At the contig level, the relative abundances of genes related to As cycling across 87 metagenomes were calculated from non-redundant gene catalog using the program Salmon (v1.9.0)75 in the mapping-based mode (parameters: -validateMappings -meta). GPM (genes per million) values were used as a proxy for gene abundance as describe in ref. 74. At the genome level, the relative abundance of each MAG was profiled by mapping quality-trimmed reads from the 87 metagenomes against the MAGs using CoverM in genome mode (https://github.com/wwood/CoverM) (v0.6.1; parameters: -min-read-percent-identity 0.95 -min-read-aligned-percent 0.75 -trim-min 0.10 -trim-max 0.90 -m relative_abundance).
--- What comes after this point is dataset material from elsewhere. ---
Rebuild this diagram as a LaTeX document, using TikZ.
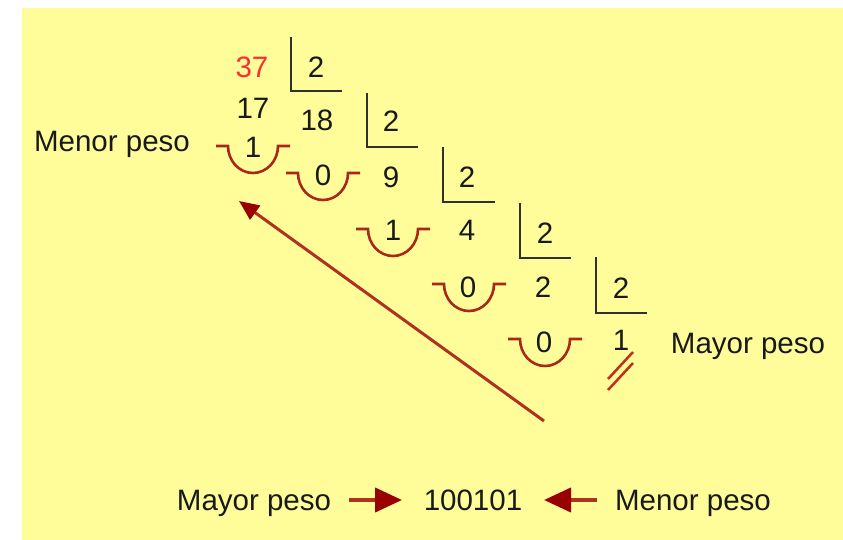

To calculate the transcript abundances of As-related genes, we also mapped clean reads from the 33 metatranscriptomes to non-redundant gene catalog or arsenotrophic MAGs. The transcript abundance of each gene was calculated as the metric-TPM (transcripts per million). GPM or TPM values were normalized based on the gene length and sequencing depth.
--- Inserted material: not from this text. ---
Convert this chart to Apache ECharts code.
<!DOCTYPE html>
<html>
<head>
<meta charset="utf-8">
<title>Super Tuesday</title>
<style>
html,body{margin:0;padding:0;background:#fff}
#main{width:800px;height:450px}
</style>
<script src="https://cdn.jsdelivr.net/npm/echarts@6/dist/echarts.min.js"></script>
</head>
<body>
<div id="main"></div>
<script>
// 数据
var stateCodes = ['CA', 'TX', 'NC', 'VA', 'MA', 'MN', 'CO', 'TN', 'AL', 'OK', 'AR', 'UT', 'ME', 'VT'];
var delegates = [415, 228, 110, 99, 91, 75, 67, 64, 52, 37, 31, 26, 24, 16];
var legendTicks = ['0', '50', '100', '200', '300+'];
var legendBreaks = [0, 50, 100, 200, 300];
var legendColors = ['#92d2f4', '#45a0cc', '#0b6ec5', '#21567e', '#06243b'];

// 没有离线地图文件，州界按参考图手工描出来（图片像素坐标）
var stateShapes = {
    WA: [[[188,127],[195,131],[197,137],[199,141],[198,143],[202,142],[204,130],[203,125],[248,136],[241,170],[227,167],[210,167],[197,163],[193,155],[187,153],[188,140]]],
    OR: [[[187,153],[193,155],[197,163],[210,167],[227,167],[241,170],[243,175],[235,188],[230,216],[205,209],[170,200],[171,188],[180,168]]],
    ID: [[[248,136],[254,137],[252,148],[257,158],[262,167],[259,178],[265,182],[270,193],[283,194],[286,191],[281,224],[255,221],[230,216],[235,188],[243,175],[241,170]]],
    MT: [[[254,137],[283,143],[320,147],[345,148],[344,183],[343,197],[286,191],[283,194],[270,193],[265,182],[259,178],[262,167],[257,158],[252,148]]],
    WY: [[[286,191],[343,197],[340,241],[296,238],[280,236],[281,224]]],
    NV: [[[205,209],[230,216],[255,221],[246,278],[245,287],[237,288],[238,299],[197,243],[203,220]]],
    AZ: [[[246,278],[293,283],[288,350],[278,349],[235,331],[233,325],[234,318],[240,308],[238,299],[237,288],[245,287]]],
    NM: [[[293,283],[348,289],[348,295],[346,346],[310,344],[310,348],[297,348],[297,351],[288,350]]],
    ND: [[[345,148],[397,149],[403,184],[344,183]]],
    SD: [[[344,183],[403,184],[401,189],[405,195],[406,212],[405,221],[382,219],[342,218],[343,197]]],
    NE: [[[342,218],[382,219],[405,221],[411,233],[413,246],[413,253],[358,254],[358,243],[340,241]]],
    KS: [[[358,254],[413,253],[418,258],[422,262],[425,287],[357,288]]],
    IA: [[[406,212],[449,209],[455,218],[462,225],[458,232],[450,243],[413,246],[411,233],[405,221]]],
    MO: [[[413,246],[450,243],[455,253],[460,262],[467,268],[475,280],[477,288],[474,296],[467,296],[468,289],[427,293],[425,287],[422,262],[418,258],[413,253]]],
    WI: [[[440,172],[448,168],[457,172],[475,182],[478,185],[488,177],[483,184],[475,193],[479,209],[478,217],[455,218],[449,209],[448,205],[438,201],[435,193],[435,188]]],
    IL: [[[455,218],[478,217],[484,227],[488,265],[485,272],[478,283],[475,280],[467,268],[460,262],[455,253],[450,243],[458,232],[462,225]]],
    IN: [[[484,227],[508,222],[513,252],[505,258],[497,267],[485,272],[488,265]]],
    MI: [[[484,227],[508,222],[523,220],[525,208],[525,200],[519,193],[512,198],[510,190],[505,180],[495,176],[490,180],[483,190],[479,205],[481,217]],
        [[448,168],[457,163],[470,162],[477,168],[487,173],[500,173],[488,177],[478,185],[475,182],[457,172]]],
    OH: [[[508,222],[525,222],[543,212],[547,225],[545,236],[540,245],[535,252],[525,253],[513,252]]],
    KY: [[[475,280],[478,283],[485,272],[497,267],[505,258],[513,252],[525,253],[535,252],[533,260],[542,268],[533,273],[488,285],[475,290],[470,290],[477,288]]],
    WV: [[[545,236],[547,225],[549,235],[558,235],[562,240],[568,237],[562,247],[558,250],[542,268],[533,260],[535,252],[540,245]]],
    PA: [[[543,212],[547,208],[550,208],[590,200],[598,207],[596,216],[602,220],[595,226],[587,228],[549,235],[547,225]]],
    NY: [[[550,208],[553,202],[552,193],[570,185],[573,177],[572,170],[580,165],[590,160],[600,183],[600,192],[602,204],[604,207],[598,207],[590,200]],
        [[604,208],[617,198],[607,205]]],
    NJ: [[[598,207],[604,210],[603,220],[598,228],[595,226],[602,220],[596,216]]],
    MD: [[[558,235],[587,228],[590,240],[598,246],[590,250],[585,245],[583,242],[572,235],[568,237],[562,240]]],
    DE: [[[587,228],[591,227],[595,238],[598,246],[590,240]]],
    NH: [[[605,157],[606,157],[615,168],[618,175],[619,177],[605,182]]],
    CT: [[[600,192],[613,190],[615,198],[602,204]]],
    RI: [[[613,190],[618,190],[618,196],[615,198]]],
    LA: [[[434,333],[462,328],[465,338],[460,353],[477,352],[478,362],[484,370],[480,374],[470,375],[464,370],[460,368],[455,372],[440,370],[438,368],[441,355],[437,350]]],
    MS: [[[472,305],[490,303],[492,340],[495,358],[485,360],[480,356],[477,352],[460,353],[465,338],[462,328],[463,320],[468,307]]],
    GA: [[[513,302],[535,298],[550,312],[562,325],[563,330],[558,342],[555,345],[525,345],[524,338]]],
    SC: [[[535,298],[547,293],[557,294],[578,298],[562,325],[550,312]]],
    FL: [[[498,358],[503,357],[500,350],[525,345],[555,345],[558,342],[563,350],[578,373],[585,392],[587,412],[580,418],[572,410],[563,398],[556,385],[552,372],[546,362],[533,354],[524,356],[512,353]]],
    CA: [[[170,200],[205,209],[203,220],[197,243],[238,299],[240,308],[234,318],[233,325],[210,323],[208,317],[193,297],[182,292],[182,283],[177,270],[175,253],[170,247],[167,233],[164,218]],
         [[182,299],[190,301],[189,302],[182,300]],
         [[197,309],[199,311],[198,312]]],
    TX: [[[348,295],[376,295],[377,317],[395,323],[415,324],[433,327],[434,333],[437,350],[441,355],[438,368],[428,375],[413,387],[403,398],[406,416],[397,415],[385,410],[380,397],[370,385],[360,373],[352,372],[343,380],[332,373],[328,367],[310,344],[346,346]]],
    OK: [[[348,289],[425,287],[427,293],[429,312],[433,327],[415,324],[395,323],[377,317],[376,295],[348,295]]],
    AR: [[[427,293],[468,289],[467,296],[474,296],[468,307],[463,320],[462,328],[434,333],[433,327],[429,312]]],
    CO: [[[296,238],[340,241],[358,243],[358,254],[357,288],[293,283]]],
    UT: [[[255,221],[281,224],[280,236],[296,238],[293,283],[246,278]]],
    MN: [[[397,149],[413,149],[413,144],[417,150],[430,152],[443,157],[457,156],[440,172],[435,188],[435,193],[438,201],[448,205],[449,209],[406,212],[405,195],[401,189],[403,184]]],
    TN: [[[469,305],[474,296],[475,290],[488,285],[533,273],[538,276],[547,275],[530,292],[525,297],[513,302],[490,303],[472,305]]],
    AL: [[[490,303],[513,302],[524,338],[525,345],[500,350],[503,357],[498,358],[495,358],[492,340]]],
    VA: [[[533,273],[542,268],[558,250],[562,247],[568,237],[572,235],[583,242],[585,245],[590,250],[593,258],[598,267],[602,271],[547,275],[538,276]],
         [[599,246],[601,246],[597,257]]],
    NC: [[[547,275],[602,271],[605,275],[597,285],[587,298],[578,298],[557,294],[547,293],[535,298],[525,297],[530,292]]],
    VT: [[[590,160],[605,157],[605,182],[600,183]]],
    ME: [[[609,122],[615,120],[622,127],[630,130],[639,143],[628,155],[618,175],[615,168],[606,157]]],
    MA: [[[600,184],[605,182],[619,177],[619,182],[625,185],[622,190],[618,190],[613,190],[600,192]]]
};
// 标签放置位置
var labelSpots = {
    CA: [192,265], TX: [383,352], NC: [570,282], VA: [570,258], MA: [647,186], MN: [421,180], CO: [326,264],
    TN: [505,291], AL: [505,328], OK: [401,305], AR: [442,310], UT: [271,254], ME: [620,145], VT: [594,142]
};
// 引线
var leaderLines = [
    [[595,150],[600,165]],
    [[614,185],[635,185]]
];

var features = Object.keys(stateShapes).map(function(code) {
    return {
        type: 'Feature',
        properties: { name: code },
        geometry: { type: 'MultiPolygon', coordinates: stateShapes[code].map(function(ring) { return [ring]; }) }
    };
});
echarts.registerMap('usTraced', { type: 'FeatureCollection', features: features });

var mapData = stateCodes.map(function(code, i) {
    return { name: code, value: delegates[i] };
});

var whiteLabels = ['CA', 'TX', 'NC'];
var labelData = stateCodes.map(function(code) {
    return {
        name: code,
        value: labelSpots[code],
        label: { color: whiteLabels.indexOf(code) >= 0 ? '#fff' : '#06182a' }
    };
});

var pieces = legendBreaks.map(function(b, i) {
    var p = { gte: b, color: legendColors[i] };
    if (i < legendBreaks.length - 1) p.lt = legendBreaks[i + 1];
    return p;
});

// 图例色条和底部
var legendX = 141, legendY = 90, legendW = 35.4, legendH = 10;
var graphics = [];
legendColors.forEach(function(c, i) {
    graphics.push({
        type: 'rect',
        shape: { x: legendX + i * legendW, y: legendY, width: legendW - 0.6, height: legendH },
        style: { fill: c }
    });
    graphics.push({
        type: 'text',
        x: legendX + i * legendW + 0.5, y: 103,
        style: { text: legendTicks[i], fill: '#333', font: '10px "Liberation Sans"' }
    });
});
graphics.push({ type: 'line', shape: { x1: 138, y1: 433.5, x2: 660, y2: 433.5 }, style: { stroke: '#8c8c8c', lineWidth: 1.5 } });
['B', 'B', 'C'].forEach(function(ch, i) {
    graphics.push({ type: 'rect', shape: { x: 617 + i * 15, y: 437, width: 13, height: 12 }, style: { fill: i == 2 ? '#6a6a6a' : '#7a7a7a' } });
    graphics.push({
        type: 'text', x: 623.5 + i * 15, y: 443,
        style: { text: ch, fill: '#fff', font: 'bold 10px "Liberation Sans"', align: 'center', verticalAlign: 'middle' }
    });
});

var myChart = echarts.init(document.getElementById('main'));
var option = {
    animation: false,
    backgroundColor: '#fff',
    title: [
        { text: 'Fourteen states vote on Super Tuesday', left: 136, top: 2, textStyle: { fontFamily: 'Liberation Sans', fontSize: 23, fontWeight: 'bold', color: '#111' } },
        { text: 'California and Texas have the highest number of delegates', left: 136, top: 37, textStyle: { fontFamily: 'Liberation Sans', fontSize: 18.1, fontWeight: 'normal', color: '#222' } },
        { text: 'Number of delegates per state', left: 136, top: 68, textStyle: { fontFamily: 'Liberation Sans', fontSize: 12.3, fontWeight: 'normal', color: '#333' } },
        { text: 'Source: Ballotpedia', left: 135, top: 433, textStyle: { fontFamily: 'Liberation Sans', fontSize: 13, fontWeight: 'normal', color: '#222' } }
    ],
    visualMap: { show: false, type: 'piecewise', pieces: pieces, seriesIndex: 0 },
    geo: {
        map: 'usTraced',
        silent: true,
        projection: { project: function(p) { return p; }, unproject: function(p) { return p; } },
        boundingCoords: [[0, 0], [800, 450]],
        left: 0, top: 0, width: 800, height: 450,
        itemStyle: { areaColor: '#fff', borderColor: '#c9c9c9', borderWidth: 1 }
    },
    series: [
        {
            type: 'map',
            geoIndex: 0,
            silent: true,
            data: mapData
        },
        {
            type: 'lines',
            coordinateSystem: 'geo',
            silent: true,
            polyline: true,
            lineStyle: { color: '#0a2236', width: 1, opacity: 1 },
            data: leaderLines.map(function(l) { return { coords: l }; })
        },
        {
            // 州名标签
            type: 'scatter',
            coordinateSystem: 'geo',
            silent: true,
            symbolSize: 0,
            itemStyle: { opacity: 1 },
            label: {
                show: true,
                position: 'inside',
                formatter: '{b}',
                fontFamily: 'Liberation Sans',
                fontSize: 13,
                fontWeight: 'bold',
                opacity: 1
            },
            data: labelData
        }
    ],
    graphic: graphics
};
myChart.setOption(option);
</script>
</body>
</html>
Phylogenetic analyses of functional genes

For phylogeny inference, protein sequences of functional genes were aligned with MAFFT (v7.490, -auto option)76, and gap sequences were trimmed using trimAl (v. 1.2.59, -automated1 option)77. Maximum likelihood phylogenetic trees were constructed for each genes using IQ-TREE (v2.12)78 with the following options: -m TEST -bb 1000 -alrt 1000. Branch support was estimated using 1000 replicates of both ultrafast bootstrap approximation (UFBoot)) and Shimodaira-Hasegawa (SH)-like approximation likelihood ratio (aLRT). Reference protein sequences for As-based respiratory cycle were obtained from Saunders et al. (2019)34. Reference protein sequences for fumarate addition were derived from Zhang et al. (2021)53. All the tree files were uploaded to Interactive tree of life (iTOL; v6)79 for visualization and annotation.

Statistical analyses

Statistical analyses were done in R (v4.0.4-v4.1.0) with the following descriptions. Normality and homoscedasticity of data were evaluated using Shapiro-Wilk test and Levene’s test, respectively. One-way analysis of variance (ANOVA) and least significant difference (LSD) test were conducted to evaluate the variations of each gene across different sediment depths and types of cold seeps. The partial least squares discrimination analysis (PLS-DA) was performed based on the GPM values of As cycling genes with R package ‘mixOmics’. The permutational multivariate analysis of variance (PERMANOVA) was employed to test whether As cycling genes shifted among different sediment depths and types of cold seeps using ‘adnois’ function in vegan package. All PERMANOVA tests were performed with 9999 permutations based on Bray–Curtis dissimilarity.